The Legal Aspects of Managing an Estate in California
Managing an estate in California involves navigating a complex legal landscape. Whether dealing with a will, trust, or probate process, understanding the legal aspects is crucial for a smooth estate management experience.
One of the primary legal documents in estate management is the will. A will is a legally binding document that outlines how a person's assets and affairs will be handled after their death. In California, a valid will must be signed by the testator and witnessed by at least two individuals. It's essential to ensure that the will is properly executed to avoid potential disputes during the probate process.
California operates under a unique probate system. The probate process is the legal procedure through which a deceased person's estate is settled and distributed.
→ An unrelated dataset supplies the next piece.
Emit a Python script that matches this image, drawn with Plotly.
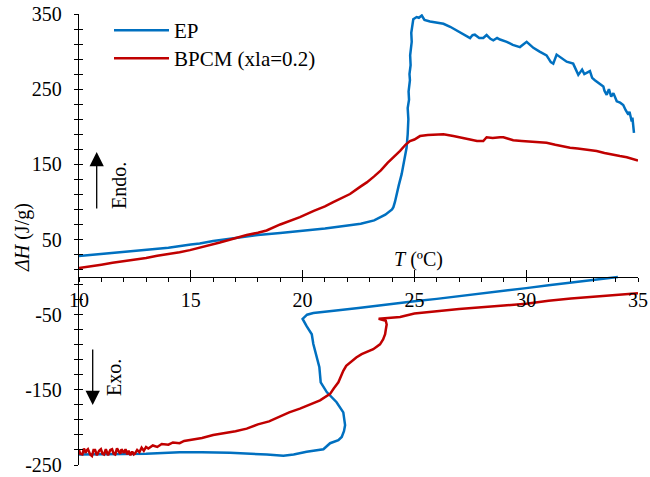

It involves validating the will, if one exists, and managing the assets according to the deceased's wishes and state laws. In California, the probate court oversees this process, and it can take several months to years to resolve, depending on the complexity of the estate.
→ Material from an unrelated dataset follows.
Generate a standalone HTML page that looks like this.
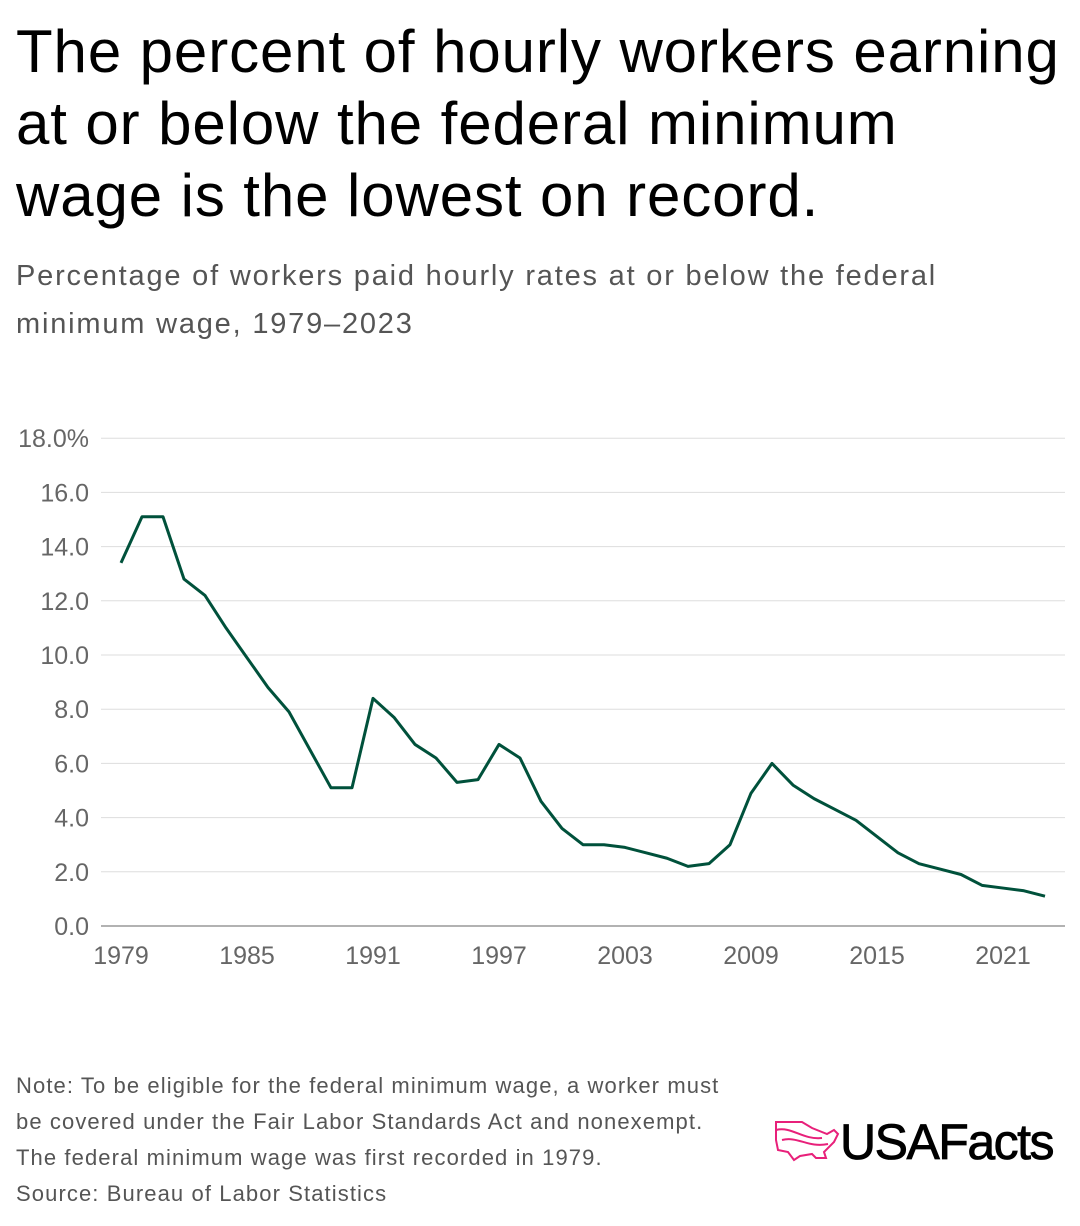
<!DOCTYPE html>
<html><head><meta charset="utf-8"><style>
body{margin:0;background:#fff;width:1080px;height:1226px;overflow:hidden;font-family:"Liberation Sans",sans-serif;position:relative}
h1{position:absolute;left:16px;top:16px;margin:0;font-size:60px;line-height:72px;font-weight:400;color:#000;letter-spacing:0.9px;white-space:nowrap}
.sub{position:absolute;left:16px;top:252px;font-size:29px;line-height:48px;color:#555;letter-spacing:1.8px;white-space:nowrap}
.note{position:absolute;left:16px;top:1068px;font-size:22px;line-height:36px;color:#555;letter-spacing:1.1px;white-space:nowrap}
.logo{position:absolute;left:772px;top:1112px}
</style></head><body>
<h1>The percent of hourly workers earning<br>at or below the federal minimum<br>wage is the lowest on record.</h1>
<div class="sub">Percentage of workers paid hourly rates at or below the federal<br>minimum wage, 1979–2023</div>
<svg id="chart" width="1080" height="1226" style="position:absolute;left:0;top:0"></svg>
<div class="note">Note: To be eligible for the federal minimum wage, a worker must<br>be covered under the Fair Labor Standards Act and nonexempt.<br>The federal minimum wage was first recorded in 1979.<br>Source: Bureau of Labor Statistics</div>
<div class="logo">
<svg width="300" height="60" style="display:block">
<path d="M4 10 L30 10 L40 16 L55 22 L62 18 L66 22 L62 30 L52 40 L54 46 L44 46 L40 42 L28 44 L22 48 L16 40 L6 38 L4 28 Z" fill="none" stroke="#e8207a" stroke-width="2"/>
<path d="M4 18 C20 14 30 28 50 26 M10 28 C26 24 36 36 56 32" fill="none" stroke="#e8207a" stroke-width="2"/>
<text x="68" y="47" font-family="Liberation Sans,sans-serif" font-size="50" fill="#000" stroke="#000" stroke-width="0.8" letter-spacing="-1.5">USAFacts</text>
</svg></div>
<script>
const years=[1979,1980,1981,1982,1983,1984,1985,1986,1987,1988,1989,1990,1991,1992,1993,1994,1995,1996,1997,1998,1999,2000,2001,2002,2003,2004,2005,2006,2007,2008,2009,2010,2011,2012,2013,2014,2015,2016,2017,2018,2019,2020,2021,2022,2023];
const values=[13.4,15.1,15.1,12.8,12.2,11.0,9.9,8.8,7.9,6.5,5.1,5.1,8.4,7.7,6.7,6.2,5.3,5.4,6.7,6.2,4.6,3.6,3.0,3.0,2.9,2.7,2.5,2.2,2.3,3.0,4.9,6.0,5.2,4.7,4.3,3.9,3.3,2.7,2.3,2.1,1.9,1.5,1.4,1.3,1.1];
const yTicks=[0,2,4,6,8,10,12,14,16,18];
const yTickLabels=["0.0","2.0","4.0","6.0","8.0","10.0","12.0","14.0","16.0","18.0%"];
const xTicks=[1979,1985,1991,1997,2003,2009,2015,2021];
const svg=document.getElementById('chart');const NS='http://www.w3.org/2000/svg';
const x=v=>121+(v-1979)*21;
const y=v=>926-v*27.1;
function mk(t,a){const e=document.createElementNS(NS,t);for(const k in a)e.setAttribute(k,a[k]);svg.appendChild(e);return e;}
yTicks.forEach((t,i)=>{
 const l=mk('line',{x1:101,x2:1065,y1:y(t),y2:y(t),stroke:t===0?'#999':'#ddd','stroke-width':t===0?1.5:1});
 
 
 const tx=mk('text',{x:89,y:y(t)+9,'text-anchor':'end','font-size':25,fill:'#666','font-family':'Liberation Sans,sans-serif'});
 tx.textContent=yTickLabels[i];
 
 
});
xTicks.forEach(t=>{
 const tx=mk('text',{x:x(t),y:964,'text-anchor':'middle','font-size':25,fill:'#666','font-family':'Liberation Sans,sans-serif'});
 tx.textContent=t;
 
 
});
const p=mk('polyline',{points:years.map((yr,i)=>x(yr)+','+y(values[i])).join(' '),fill:'none',stroke:'#00513b','stroke-width':3,'stroke-linejoin':'round'});


</script>
</body></html>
One key aspect of California estate law is the concept of community property. In this state, any assets acquired during a marriage are typically considered community property, which means both spouses have equal ownership. Understanding how community property laws affect the distribution of assets is critical, especially for married couples.
Another important legal instrument in managing an estate is the trust. A trust allows for the transfer of assets outside of probate, often making the process quicker and more private. In California, revocable living trusts are particularly popular as they can be modified or revoked during the grantor's lifetime. Establishing a trust can also reduce estate taxes and ensure a smoother transition of wealth to beneficiaries.
It's also essential to be aware of the federal and state laws regarding estate taxes. California does not impose a state inheritance tax, but federal estate taxes could apply to estates exceeding a certain threshold. Understanding these tax implications can help in planning and managing the estate effectively.
Furthermore, if a deceased person leaves behind debts, the executor or administrator of the estate must address these obligations before distributing assets. California law requires that all creditors be notified, and the estate must first pay off these debts before any distributions to beneficiaries can occur.
Lastly, understanding the role of the executor is vital in estate management. The executor is responsible for carrying out the terms of the will, managing estate assets, paying debts and taxes, and distributing the remaining assets to beneficiaries. This role comes with significant legal responsibilities, and failure to comply with laws and regulations can lead to legal consequences.
In summary, managing an estate in California involves various legal considerations, from the creation of valid wills and trusts to understanding probate laws and tax implications. Consulting with an estate planning attorney can provide guidance and ensure compliance with all necessary legal requirements, ultimately leading to more effective estate management.